Objectives Musculoskeletal disorders of the wrist and hand have been linked with various occupational activities, including use of computer keyboards and other repetitive manual tasks. They are also influenced by psychological risk factors. To explore a hypothesised role of culturally determined health beliefs and expectations, we compared rates of wrist/hand pain in workers carrying out similar occupational tasks in culturally diverse settings.

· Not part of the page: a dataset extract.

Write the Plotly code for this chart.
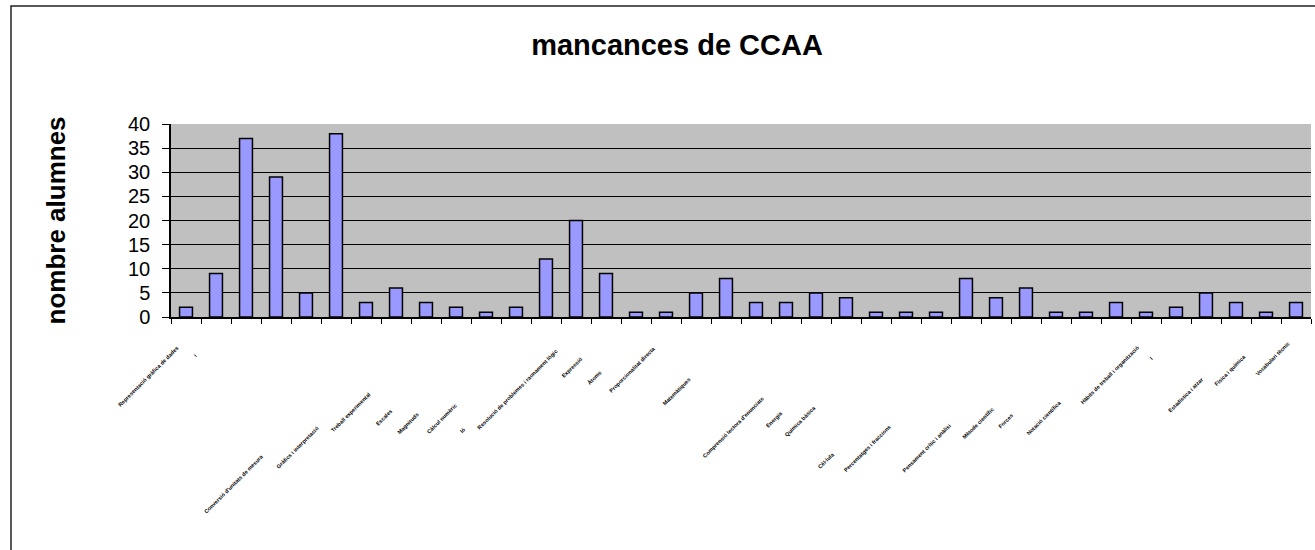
import plotly.graph_objects as go

# ---- data ----
values = [2, 9, 37, 29, 5, 38, 3, 6, 3, 2, 1, 2, 12, 20, 9, 1, 1, 5, 8, 3,
          3, 5, 4, 1, 1, 1, 8, 4, 6, 1, 1, 3, 1, 2, 5, 3, 1, 3]

categories = [
    "Representació gràfica de dades", "i", "", "Conversió d'unitats de mesura", "",
    "Gràfics i interpretació", "Treball experimental", "Escales", "Magnituds", "Càlcul numèric",
    "Ió", "", "Resolució de problemes i raonament lògic", "Expressió", "Àtoms",
    "", "Proporcionalitat directa", "Matemàtiques", "", "Comprensió lectora d'enunciats",
    "Energia", "Química bàsica", "Cèl·lula", "", "Percentatges i fraccions",
    "", "Pensament crític i anàlisi", "Mètode científic", "Forces", "Notació científica",
    "", "", "Hàbits de treball i organització", "I", "Estadística i atzar",
    "Física i química", "", "Vocabulari tècnic",
]

title_text = "mancances de CCAA"
y_title = "nombre alumnes"
y_ticks = [0, 5, 10, 15, 20, 25, 30, 35, 40]

# ---- label placement (layout only: pixel shift of label end, pixel y of label end) ----
label_offsets = {
    0: (-3, 342), 1: (-15, 349), 3: (-9, 450), 5: (-13, 422), 6: (9, 388),
    7: (1, 405), 8: (-3, 408), 9: (4, 400), 10: (-16, 423), 12: (16, 345),
    13: (11, 353), 14: (-1, 367), 16: (-6, 342), 17: (-1, 373), 19: (12, 392),
    20: (1, 407), 21: (4, 402), 22: (-7, 448), 24: (-11, 420), 26: (-11, 420),
    27: (2, 403), 28: (-9, 410), 29: (9, 397), 32: (-3, 342), 33: (-19, 352),
    34: (1, 373), 35: (14, 350), 37: (-3, 338),
}

W, H = 1315, 550
L, R, T, B = 171, 4, 124, 233
plot_w = W - L - R
plot_h = H - T - B
plot_bottom = H - B

FONT = "Arial, Liberation Sans, sans-serif"

x_idx = list(range(len(values)))

fig = go.Figure(go.Bar(
    x=x_idx, y=values, width=0.43,
    marker=dict(color="#9999FF", line=dict(color="black", width=1.5)),
    hoverinfo="y",
))

annotations = []
for i, lab in enumerate(categories):
    if not lab:
        continue
    dx, ey = label_offsets.get(i, (0, 335))
    annotations.append(dict(
        text="<b>" + lab + "</b>", x=i, xref="x", y=0, yref="paper",
        xanchor="right", yanchor="top", xshift=dx, yshift=-(ey - plot_bottom),
        textangle=-45, showarrow=False,
        font=dict(family=FONT, size=5.5, color="black"),
    ))

annotations.append(dict(
    text="<b>" + y_title + "</b>", xref="paper", yref="paper",
    x=(55 - L) / plot_w, y=0.5, xanchor="center", yanchor="middle",
    textangle=-90, showarrow=False,
    font=dict(family=FONT, size=26, color="black"),
))

fig.update_layout(
    width=W, height=H,
    margin=dict(l=L, r=R, t=T, b=B, pad=0),
    paper_bgcolor="white", plot_bgcolor="#C0C0C0",
    showlegend=False,
    title=dict(text="<b>" + title_text + "</b>", x=677 / W, xref="container",
               xanchor="center", y=1 - 45 / H, yanchor="middle",
               font=dict(family=FONT, size=29, color="black")),
    annotations=annotations,
    shapes=[dict(type="rect", xref="paper", yref="paper",
                 x0=(11 - L) / plot_w, x1=(W + 5 - L) / plot_w,
                 y0=-(H + 5 - plot_bottom) / plot_h, y1=1 + (T - 6) / plot_h,
                 line=dict(color="#222222", width=1.5), fillcolor="rgba(0,0,0,0)", layer="below")],
)

fig.update_xaxes(
    range=[-0.5, len(values) - 0.5], tickmode="array",
    tickvals=[k - 0.5 for k in range(len(values) + 1)],
    showticklabels=False, ticks="outside", ticklen=5, tickcolor="black", tickwidth=1,
    showgrid=False, zeroline=False, showline=True, linecolor="black", linewidth=1.5,
)
fig.update_yaxes(
    range=[0, 40], tickmode="array", tickvals=y_ticks, ticktext=[str(v) for v in y_ticks],
    ticks="outside", ticklen=7, tickcolor="black", tickwidth=1,
    tickfont=dict(family=FONT, size=20, color="black"), ticklabelstandoff=8,
    showgrid=True, gridcolor="black", gridwidth=1,
    zeroline=False, showline=True, linecolor="black", linewidth=1.5,
)

fig.write_html("out.html", config={"displayModeBar": False},
               post_script="document.body.style.margin='0';document.body.style.overflow='hidden';")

Methods As part of the CUPID study, a standardised questionnaire was used to collect baseline data on musculoskeletal symptoms and their risk factors from samples of nurses (12 countries), office workers (10 countries) and manual workers carrying out repetitive tasks with their hands (nine countries). Analysis focused on 9347 workers aged 20–59 years. Simple descriptive statistics were used to compare the prevalence of wrist/hand pain by occupational group and country.

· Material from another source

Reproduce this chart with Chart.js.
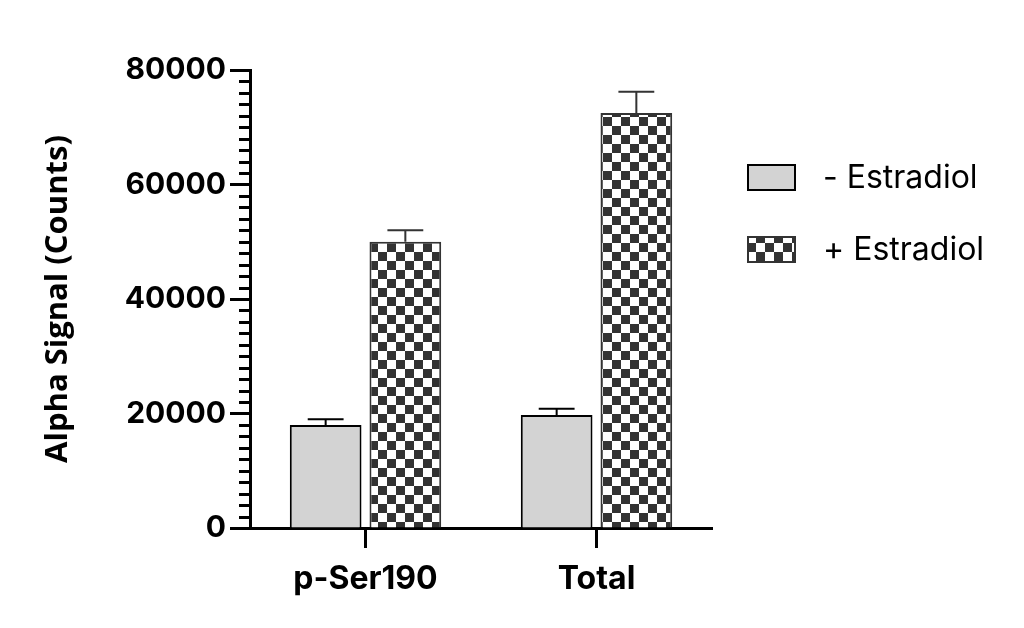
<!DOCTYPE html>
<html><head><meta charset="utf-8">
<script src="https://cdn.jsdelivr.net/npm/chart.js@4"></script>
<style>html,body{margin:0;padding:0;background:#fff;}canvas{display:block;}</style>
</head><body>
<canvas id="c" width="1024" height="628"></canvas>
<script>
const categories = ['p-Ser190', 'Total'];
const seriesLabels = ['- Estradiol', '+ Estradiol'];
const minusValues = [18000, 19750];
const minusErrors = [1000, 1100];
const plusValues = [50000, 72500];
const plusErrors = [2000, 3700];
const yMin = 0, yMax = 80000, yMajorStep = 20000, yMinorStep = 2000;

const FONT = 'Inter';
const GRAY = '#d3d3d3';
const DARK = '#333333';

function checker() {
  const c = document.createElement('canvas');
  c.width = 18; c.height = 18;
  const x = c.getContext('2d');
  x.fillStyle = '#ffffff'; x.fillRect(0, 0, 18, 18);
  x.fillStyle = DARK; x.fillRect(0, 0, 9, 9); x.fillRect(9, 9, 9, 9);
  return x.createPattern(c, 'repeat');
}
const pattern = checker();

const errorsPerSet = [minusErrors, plusErrors];
const errColors = ['#000000', DARK];

const extras = {
  id: 'extras',
  afterDatasetsDraw(chart) {
    const ctx = chart.ctx;
    const ys = chart.scales.y;
    ctx.save();
    chart.data.datasets.forEach((ds, di) => {
      const meta = chart.getDatasetMeta(di);
      meta.data.forEach((bar, i) => {
        const v = ds.data[i], e = errorsPerSet[di][i];
        const yTop = ys.getPixelForValue(v + e);
        const yBar = ys.getPixelForValue(v);
        const half = bar.width / 4;
        ctx.strokeStyle = errColors[di];
        ctx.lineWidth = 2;
        ctx.beginPath();
        ctx.moveTo(bar.x, yBar); ctx.lineTo(bar.x, yTop);
        ctx.moveTo(bar.x - half, yTop); ctx.lineTo(bar.x + half, yTop);
        ctx.stroke();
      });
    });
    const left = chart.chartArea.left;
    ctx.strokeStyle = '#000'; ctx.lineWidth = 3;
    for (let v = yMin; v <= yMax; v += yMinorStep) {
      if (v % yMajorStep === 0) continue;
      const y = Math.round(ys.getPixelForValue(v)) + 0.5;
      ctx.beginPath(); ctx.moveTo(left - 11, y); ctx.lineTo(left, y); ctx.stroke();
    }
    const items = [
      {fill: GRAY, stroke: '#000', y: 165},
      {fill: pattern, stroke: DARK, y: 237}
    ];
    items.forEach((it, k) => {
      ctx.fillStyle = it.fill;
      ctx.fillRect(748, it.y, 47, 25);
      ctx.strokeStyle = it.stroke; ctx.lineWidth = 2;
      ctx.strokeRect(748, it.y, 47, 25);
      ctx.fillStyle = '#000';
      ctx.font = '32px ' + FONT;
      ctx.textBaseline = 'middle';
      ctx.textAlign = 'left';
      ctx.fillText(seriesLabels[k], 823, it.y + 13);
    });
    ctx.restore();
  }
};

new Chart(document.getElementById('c'), {
  type: 'bar',
  data: {
    labels: categories,
    datasets: [
      {label: seriesLabels[0], data: minusValues, backgroundColor: GRAY, borderColor: '#000', borderWidth: 2,
       categoryPercentage: 0.69, barPercentage: 0.9},
      {label: seriesLabels[1], data: plusValues, backgroundColor: pattern, borderColor: DARK, borderWidth: 2,
       categoryPercentage: 0.69, barPercentage: 0.9}
    ]
  },
  options: {
    responsive: false,
    animation: false,
    layout: {padding: {left: 40, right: 312, top: 70, bottom: 0}},
    plugins: {legend: {display: false}, tooltip: {enabled: false}},
    scales: {
      x: {
        grid: {display: true, drawOnChartArea: false, offset: false, tickLength: 20, tickWidth: 3, tickColor: '#000'},
        border: {display: true, color: '#000', width: 3},
        ticks: {color: '#000', padding: 12, font: {family: FONT, size: 32, weight: 'bold'}},
        afterFit(s) { s.height = 100; }
      },
      y: {
        min: yMin, max: yMax,
        grid: {display: true, drawOnChartArea: false, tickLength: 20, tickWidth: 3, tickColor: '#000'},
        border: {display: true, color: '#000', width: 3},
        ticks: {stepSize: yMajorStep, color: '#000', padding: 4, font: {family: FONT, size: 30, weight: 'bold'},
                callback: (v) => String(v)},
        title: {display: true, text: 'Alpha Signal (Counts)', color: '#000', padding: 0,
                font: {family: "'Open Sans'", size: 31, weight: 'bold'}},
        afterFit(s) { s.width = 210; }
      }
    }
  },
  plugins: [extras]
});
</script>
</body></html>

Results Among the office workers, almost all of whom used a computer keyboard for ≥4 h/day, the 1-month prevalence of wrist/hand pain varied from 3% in Pakistan and 6% in Japan to 37% in Brazil and 38% in Nicaragua. Within countries, prevalence rates in nurses were generally similar to those in office workers. Pakistani and Japanese manual workers also had low rates of wrist/hand pain, but the lowest prevalence was in Brazilian cane cutters (2%), and the highest in Italian workers at a toy factory (43%).
Conclusions Country of residence appears to be a much more important determinant of wrist/hand pain than workplace physical activity. Possible reasons for the major differences in prevalence between countries will be discussed.